Automated grading with PySheetGrader
I have been a fan of automated grading for many years. Automated grading of programming-based assignments is now widespread in computer science and software engineering education. Several platforms and tools exist. Low-stakes assignments and labs in another course I teach on software verification and testing—a programming- and modeling-intensive course—are nearly fully automated, which saves my teaching assistants and me precious time that we can allocate to more open-ended and more cognitively demanding aspects of the course. I wanted to reap similar benefits in my decision analysis course that uses spreadsheet assignments, but I could not find any tool or system on which I could build to automate the grading process. Building on previous successes, finally my students and I created PySheetGrader, a tool for fast and flexible grading of spreadsheet assignments.
PySheetGrader supports many types of cell-based grading strategies for maximum flexibility and expressiveness. We have integrated PySheetGrader into Vocareum, a cloud-based lab platform for computing education, and used it with great success in my course. Going further, push-button integration of Vocareum with my university’s LMS system, Canvas, allowed a more seamless experience for my students. In the rest of the blog, I will explain the philosophy, architecture and main features of PySheetGrader.
PySheetGrader has a simple architecture, shown below.
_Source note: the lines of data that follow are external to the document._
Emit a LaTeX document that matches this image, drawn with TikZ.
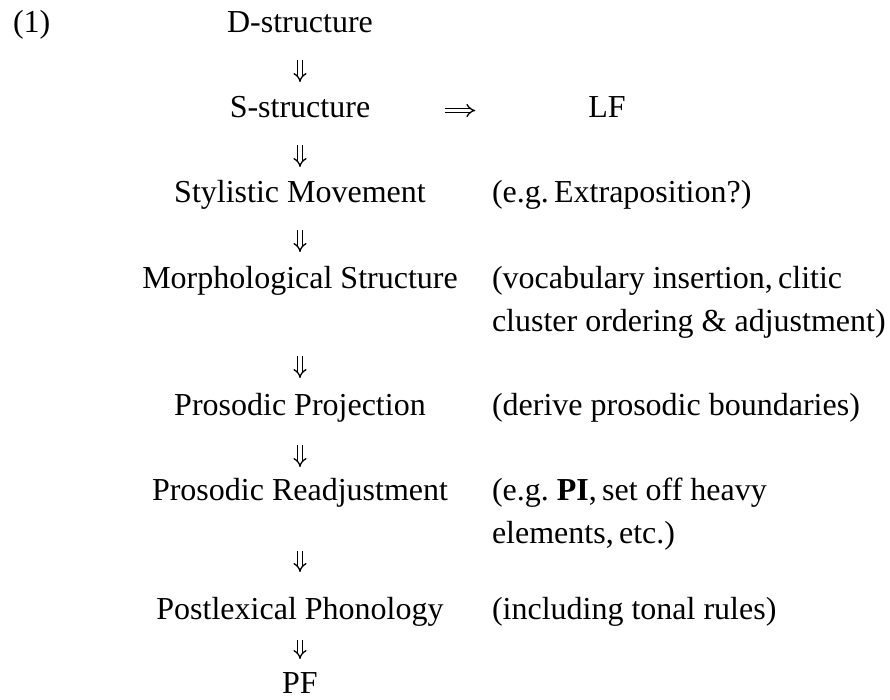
\documentclass[tikz,border=0pt]{standalone}
\usepackage{fontspec}
\setmainfont{Liberation Serif}
\usetikzlibrary{arrows.meta}
\frenchspacing
\begin{document}
\begin{tikzpicture}[x=1pt,y=-1pt,
  every node/.style={inner sep=0pt, outer sep=0pt, font=\fontsize{32}{43}\selectfont},
  stage/.style={anchor=base, text height=22pt, text depth=7pt},
  note/.style={anchor=base west, align=left},
  dbl/.style={double, double distance=3.2pt, line width=1.3pt, -{Implies[scale=1.6]}}]
\useasboundingbox (0,0) rectangle (890,700);
% numbering
\node[anchor=base west] (num) at (13,33) {(1)};
% main column
\node[stage] (d)    at (300,33)  {D-structure};
\node[stage] (s)    at (300,118) {S-structure};
\node[stage] (lf)   at (607,118) {LF};
\node[stage] (sty)  at (300,203) {Stylistic Movement};
\node[stage] (mor)  at (300,288) {Morphological Structure};
\node[stage] (pp)   at (300,415) {Prosodic Projection};
\node[stage] (pr)   at (300,500) {Prosodic Readjustment};
\node[stage] (pl)   at (300,619) {Postlexical Phonology};
\node[stage, text depth=0pt] (pf) at (300,693) {PF};
% notes (multi-line nodes are placed by the baseline of their last line)
\node[note] (n1) at (492,203) {(e.g.\,Extraposition?)};
\node[note] (n2) at (492,331) {(vocabulary insertion,\,clitic\\cluster ordering \& adjustment)};
\node[note] (n3) at (492,415) {(derive prosodic boundaries)};
\node[note] (n4) at (492,543) {(e.g. \textbf{PI},\,set off heavy\\elements,\,etc.)};
\node[note] (n5) at (492,619) {(including tonal rules)};
% arrows
\draw[dbl, shorten <=20pt, shorten >=14pt] (d) -- (s);
\draw[dbl, shorten <=75pt, shorten >=113pt] (s) -- (lf);
\draw[dbl, shorten <=20pt, shorten >=14pt] (s) -- (sty);
\draw[dbl, shorten <=20pt, shorten >=14pt] (sty) -- (mor);
\draw[dbl, shorten <=61pt, shorten >=15pt] (mor) -- (pp);
\draw[dbl, shorten <=23pt, shorten >=11pt] (pp) -- (pr);
\draw[dbl, shorten <=44pt, shorten >=25pt] (pr) -- (pl);
\draw[dbl, shorten <=14pt, shorten >=12pt] (pl) -- (pf);
\end{tikzpicture}
\end{document}
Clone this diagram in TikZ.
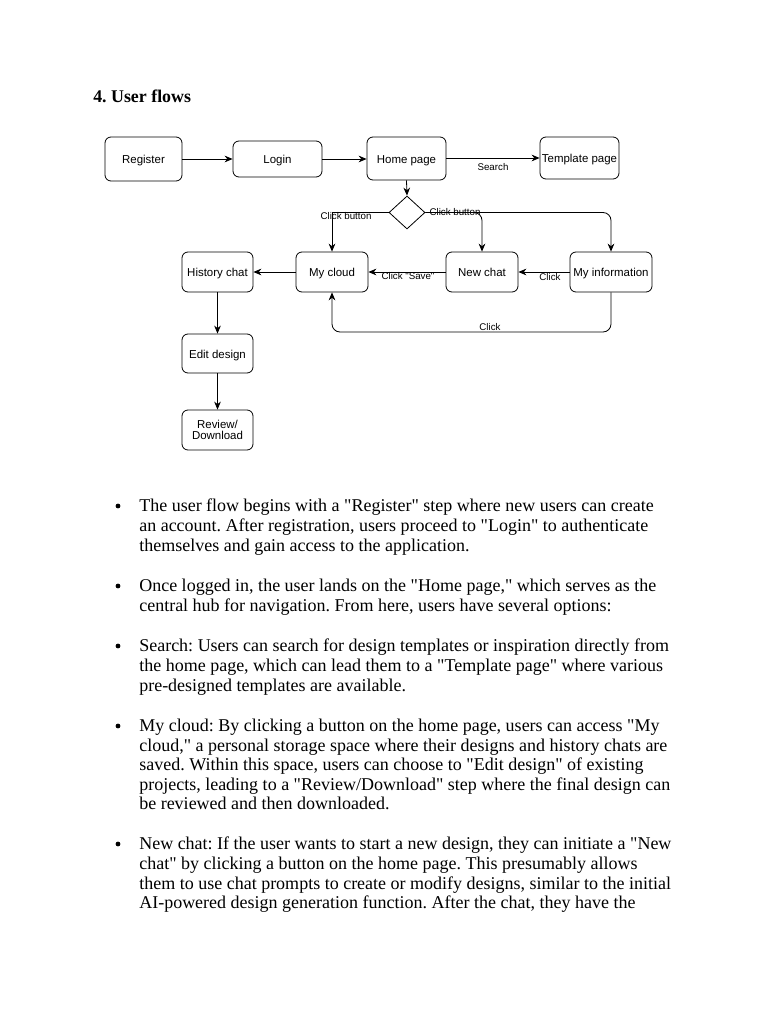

The central concept is the grading specification, which is embedded directly into a key spreadsheet file representing a reference solution. The key file is just an ordinary Excel file (with .xlsx extension): it contains a fully-developed solution for the assignment, together with meta-information that specifies how the assignment will be graded. This information includes grading instructions, cell-based rubrics, sanity checks, and cell-based test cases. When a student submits a solution to the submission platform (Vocareum in our case), PySheetGrader’s grading engine processes the student submission using the key file to produce a grade report. The report contains granular and structured feedback to the student, and tallies up the rubric components to assign a total score to the student’s submission. The student can then revise the solution based on the feedback, and resubmit if necessary.
Next, I will discuss the core features of PySheetGrader with several examples. The core features provide us with a wide range of ways we can create auto-graded assignments, but they have limitations. PySheetGrader’s expressiveness can be improved substantially with advanced grading strategies and concepts, such as sanity checks and assertions. I will save the discussion of these advanced strategies for a future blog.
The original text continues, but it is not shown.